Short problem: Transcribe the material in full. Nothing should differ except that the pictures are left out.

- - - -

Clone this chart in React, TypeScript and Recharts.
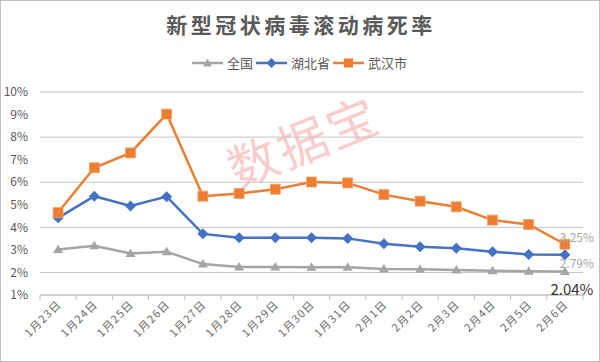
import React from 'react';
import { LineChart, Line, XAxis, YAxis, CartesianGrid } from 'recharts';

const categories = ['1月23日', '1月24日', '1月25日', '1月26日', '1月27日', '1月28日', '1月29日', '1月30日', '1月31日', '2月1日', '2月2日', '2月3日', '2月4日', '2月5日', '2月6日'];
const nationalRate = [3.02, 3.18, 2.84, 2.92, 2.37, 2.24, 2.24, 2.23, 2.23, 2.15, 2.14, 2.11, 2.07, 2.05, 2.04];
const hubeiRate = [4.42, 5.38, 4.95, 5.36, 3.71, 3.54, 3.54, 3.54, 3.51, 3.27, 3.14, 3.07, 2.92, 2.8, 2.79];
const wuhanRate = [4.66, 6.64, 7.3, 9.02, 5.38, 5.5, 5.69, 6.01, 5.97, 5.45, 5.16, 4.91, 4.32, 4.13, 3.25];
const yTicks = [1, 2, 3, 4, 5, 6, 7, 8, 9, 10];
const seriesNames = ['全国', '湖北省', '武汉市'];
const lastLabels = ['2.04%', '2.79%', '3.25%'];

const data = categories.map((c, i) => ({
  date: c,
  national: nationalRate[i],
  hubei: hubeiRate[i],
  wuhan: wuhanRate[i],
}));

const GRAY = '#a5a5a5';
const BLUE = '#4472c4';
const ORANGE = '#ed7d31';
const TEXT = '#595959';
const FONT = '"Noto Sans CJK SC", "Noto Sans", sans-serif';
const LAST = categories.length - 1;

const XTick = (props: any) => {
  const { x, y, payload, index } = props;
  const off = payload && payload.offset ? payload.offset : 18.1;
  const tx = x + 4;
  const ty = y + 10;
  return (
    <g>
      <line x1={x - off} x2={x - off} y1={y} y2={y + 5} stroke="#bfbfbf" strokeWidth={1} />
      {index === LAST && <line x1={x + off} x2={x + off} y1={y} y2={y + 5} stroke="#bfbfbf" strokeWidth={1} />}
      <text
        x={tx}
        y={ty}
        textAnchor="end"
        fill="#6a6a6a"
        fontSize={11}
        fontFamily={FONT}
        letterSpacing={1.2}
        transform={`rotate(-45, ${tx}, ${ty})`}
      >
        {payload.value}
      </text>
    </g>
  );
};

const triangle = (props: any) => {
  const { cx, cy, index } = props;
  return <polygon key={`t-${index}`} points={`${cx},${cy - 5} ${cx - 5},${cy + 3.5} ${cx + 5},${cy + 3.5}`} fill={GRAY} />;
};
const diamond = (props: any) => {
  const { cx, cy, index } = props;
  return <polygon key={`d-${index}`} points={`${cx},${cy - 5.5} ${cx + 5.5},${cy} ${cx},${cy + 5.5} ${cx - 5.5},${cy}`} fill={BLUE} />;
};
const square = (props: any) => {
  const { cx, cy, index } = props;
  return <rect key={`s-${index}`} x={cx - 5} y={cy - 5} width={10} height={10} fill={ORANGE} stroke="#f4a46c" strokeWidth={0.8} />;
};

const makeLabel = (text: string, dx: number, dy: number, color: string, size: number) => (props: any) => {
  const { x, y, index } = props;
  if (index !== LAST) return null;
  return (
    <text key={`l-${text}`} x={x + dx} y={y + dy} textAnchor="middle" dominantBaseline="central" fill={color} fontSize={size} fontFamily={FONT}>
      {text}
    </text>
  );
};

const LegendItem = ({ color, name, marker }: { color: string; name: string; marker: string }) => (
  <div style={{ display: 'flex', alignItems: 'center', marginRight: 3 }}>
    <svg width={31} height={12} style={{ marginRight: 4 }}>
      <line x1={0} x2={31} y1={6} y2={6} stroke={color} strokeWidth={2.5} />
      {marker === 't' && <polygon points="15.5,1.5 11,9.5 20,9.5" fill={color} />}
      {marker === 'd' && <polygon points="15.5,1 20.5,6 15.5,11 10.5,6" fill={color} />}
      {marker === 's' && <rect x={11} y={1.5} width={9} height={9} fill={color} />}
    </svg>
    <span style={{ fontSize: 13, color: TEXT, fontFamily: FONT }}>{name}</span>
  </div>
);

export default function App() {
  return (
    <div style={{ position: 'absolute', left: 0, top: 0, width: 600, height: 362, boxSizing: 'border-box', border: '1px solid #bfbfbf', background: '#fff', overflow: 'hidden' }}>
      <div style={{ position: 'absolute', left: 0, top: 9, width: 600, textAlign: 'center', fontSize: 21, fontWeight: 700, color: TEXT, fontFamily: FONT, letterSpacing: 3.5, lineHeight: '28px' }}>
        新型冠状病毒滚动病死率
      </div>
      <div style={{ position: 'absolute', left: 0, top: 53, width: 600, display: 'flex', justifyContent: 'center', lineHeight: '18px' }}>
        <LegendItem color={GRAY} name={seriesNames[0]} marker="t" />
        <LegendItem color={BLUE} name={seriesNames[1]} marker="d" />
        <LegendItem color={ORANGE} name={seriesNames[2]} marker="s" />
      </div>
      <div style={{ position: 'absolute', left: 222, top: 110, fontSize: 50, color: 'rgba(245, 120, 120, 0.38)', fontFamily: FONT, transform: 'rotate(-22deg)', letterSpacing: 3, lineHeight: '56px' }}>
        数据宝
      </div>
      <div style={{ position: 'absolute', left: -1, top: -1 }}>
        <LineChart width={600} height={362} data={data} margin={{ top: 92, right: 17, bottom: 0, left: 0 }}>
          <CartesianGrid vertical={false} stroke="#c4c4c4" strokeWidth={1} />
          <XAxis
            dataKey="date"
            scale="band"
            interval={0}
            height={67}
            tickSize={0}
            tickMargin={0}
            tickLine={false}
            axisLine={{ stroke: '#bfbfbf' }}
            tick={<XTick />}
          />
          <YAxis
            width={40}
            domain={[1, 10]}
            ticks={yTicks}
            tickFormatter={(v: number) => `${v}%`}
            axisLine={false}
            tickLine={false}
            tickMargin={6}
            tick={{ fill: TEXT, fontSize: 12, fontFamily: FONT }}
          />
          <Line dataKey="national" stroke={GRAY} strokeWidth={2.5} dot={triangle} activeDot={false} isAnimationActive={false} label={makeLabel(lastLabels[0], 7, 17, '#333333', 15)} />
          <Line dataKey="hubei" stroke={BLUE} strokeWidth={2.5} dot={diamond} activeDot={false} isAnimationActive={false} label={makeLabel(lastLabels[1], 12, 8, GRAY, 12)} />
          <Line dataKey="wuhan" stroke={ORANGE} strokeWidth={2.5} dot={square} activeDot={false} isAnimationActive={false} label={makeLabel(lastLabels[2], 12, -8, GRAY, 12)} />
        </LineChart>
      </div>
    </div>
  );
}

- - - -

The reply:
Clone this chart in React, TypeScript and Recharts.
import React from 'react';
import { LineChart, Line, XAxis, YAxis, CartesianGrid } from 'recharts';

const categories = ['1月23日', '1月24日', '1月25日', '1月26日', '1月27日', '1月28日', '1月29日', '1月30日', '1月31日', '2月1日', '2月2日', '2月3日', '2月4日', '2月5日', '2月6日'];
const nationalRate = [3.02, 3.18, 2.84, 2.92, 2.37, 2.24, 2.24, 2.23, 2.23, 2.15, 2.14, 2.11, 2.07, 2.05, 2.04];
const hubeiRate = [4.42, 5.38, 4.95, 5.36, 3.71, 3.54, 3.54, 3.54, 3.51, 3.27, 3.14, 3.07, 2.92, 2.8, 2.79];
const wuhanRate = [4.66, 6.64, 7.3, 9.02, 5.38, 5.5, 5.69, 6.01, 5.97, 5.45, 5.16, 4.91, 4.32, 4.13, 3.25];
const yTicks = [1, 2, 3, 4, 5, 6, 7, 8, 9, 10];
const seriesNames = ['全国', '湖北省', '武汉市'];
const lastLabels = ['2.04%', '2.79%', '3.25%'];

const data = categories.map((c, i) => ({
  date: c,
  national: nationalRate[i],
  hubei: hubeiRate[i],
  wuhan: wuhanRate[i],
}));

const GRAY = '#a5a5a5';
const BLUE = '#4472c4';
const ORANGE = '#ed7d31';
const TEXT = '#595959';
const FONT = '"Noto Sans CJK SC", "Noto Sans", sans-serif';
const LAST = categories.length - 1;

const XTick = (props: any) => {
  const { x, y, payload, index } = props;
  const off = payload && payload.offset ? payload.offset : 18.1;
  const tx = x + 4;
  const ty = y + 10;
  return (
    <g>
      <line x1={x - off} x2={x - off} y1={y} y2={y + 5} stroke="#bfbfbf" strokeWidth={1} />
      {index === LAST && <line x1={x + off} x2={x + off} y1={y} y2={y + 5} stroke="#bfbfbf" strokeWidth={1} />}
      <text
        x={tx}
        y={ty}
        textAnchor="end"
        fill="#6a6a6a"
        fontSize={11}
        fontFamily={FONT}
        letterSpacing={1.2}
        transform={`rotate(-45, ${tx}, ${ty})`}
      >
        {payload.value}
      </text>
    </g>
  );
};

const triangle = (props: any) => {
  const { cx, cy, index } = props;
  return <polygon key={`t-${index}`} points={`${cx},${cy - 5} ${cx - 5},${cy + 3.5} ${cx + 5},${cy + 3.5}`} fill={GRAY} />;
};
const diamond = (props: any) => {
  const { cx, cy, index } = props;
  return <polygon key={`d-${index}`} points={`${cx},${cy - 5.5} ${cx + 5.5},${cy} ${cx},${cy + 5.5} ${cx - 5.5},${cy}`} fill={BLUE} />;
};
const square = (props: any) => {
  const { cx, cy, index } = props;
  return <rect key={`s-${index}`} x={cx - 5} y={cy - 5} width={10} height={10} fill={ORANGE} stroke="#f4a46c" strokeWidth={0.8} />;
};

const makeLabel = (text: string, dx: number, dy: number, color: string, size: number) => (props: any) => {
  const { x, y, index } = props;
  if (index !== LAST) return null;
  return (
    <text key={`l-${text}`} x={x + dx} y={y + dy} textAnchor="middle" dominantBaseline="central" fill={color} fontSize={size} fontFamily={FONT}>
      {text}
    </text>
  );
};

const LegendItem = ({ color, name, marker }: { color: string; name: string; marker: string }) => (
  <div style={{ display: 'flex', alignItems: 'center', marginRight: 3 }}>
    <svg width={31} height={12} style={{ marginRight: 4 }}>
      <line x1={0} x2={31} y1={6} y2={6} stroke={color} strokeWidth={2.5} />
      {marker === 't' && <polygon points="15.5,1.5 11,9.5 20,9.5" fill={color} />}
      {marker === 'd' && <polygon points="15.5,1 20.5,6 15.5,11 10.5,6" fill={color} />}
      {marker === 's' && <rect x={11} y={1.5} width={9} height={9} fill={color} />}
    </svg>
    <span style={{ fontSize: 13, color: TEXT, fontFamily: FONT }}>{name}</span>
  </div>
);

export default function App() {
  return (
    <div style={{ position: 'absolute', left: 0, top: 0, width: 600, height: 362, boxSizing: 'border-box', border: '1px solid #bfbfbf', background: '#fff', overflow: 'hidden' }}>
      <div style={{ position: 'absolute', left: 0, top: 9, width: 600, textAlign: 'center', fontSize: 21, fontWeight: 700, color: TEXT, fontFamily: FONT, letterSpacing: 3.5, lineHeight: '28px' }}>
        新型冠状病毒滚动病死率
      </div>
      <div style={{ position: 'absolute', left: 0, top: 53, width: 600, display: 'flex', justifyContent: 'center', lineHeight: '18px' }}>
        <LegendItem color={GRAY} name={seriesNames[0]} marker="t" />
        <LegendItem color={BLUE} name={seriesNames[1]} marker="d" />
        <LegendItem color={ORANGE} name={seriesNames[2]} marker="s" />
      </div>
      <div style={{ position: 'absolute', left: 222, top: 110, fontSize: 50, color: 'rgba(245, 120, 120, 0.38)', fontFamily: FONT, transform: 'rotate(-22deg)', letterSpacing: 3, lineHeight: '56px' }}>
        数据宝
      </div>
      <div style={{ position: 'absolute', left: -1, top: -1 }}>
        <LineChart width={600} height={362} data={data} margin={{ top: 92, right: 17, bottom: 0, left: 0 }}>
          <CartesianGrid vertical={false} stroke="#c4c4c4" strokeWidth={1} />
          <XAxis
            dataKey="date"
            scale="band"
            interval={0}
            height={67}
            tickSize={0}
            tickMargin={0}
            tickLine={false}
            axisLine={{ stroke: '#bfbfbf' }}
            tick={<XTick />}
          />
          <YAxis
            width={40}
            domain={[1, 10]}
            ticks={yTicks}
            tickFormatter={(v: number) => `${v}%`}
            axisLine={false}
            tickLine={false}
            tickMargin={6}
            tick={{ fill: TEXT, fontSize: 12, fontFamily: FONT }}
          />
          <Line dataKey="national" stroke={GRAY} strokeWidth={2.5} dot={triangle} activeDot={false} isAnimationActive={false} label={makeLabel(lastLabels[0], 7, 17, '#333333', 15)} />
          <Line dataKey="hubei" stroke={BLUE} strokeWidth={2.5} dot={diamond} activeDot={false} isAnimationActive={false} label={makeLabel(lastLabels[1], 12, 8, GRAY, 12)} />
          <Line dataKey="wuhan" stroke={ORANGE} strokeWidth={2.5} dot={square} activeDot={false} isAnimationActive={false} label={makeLabel(lastLabels[2], 12, -8, GRAY, 12)} />
        </LineChart>
      </div>
    </div>
  );
}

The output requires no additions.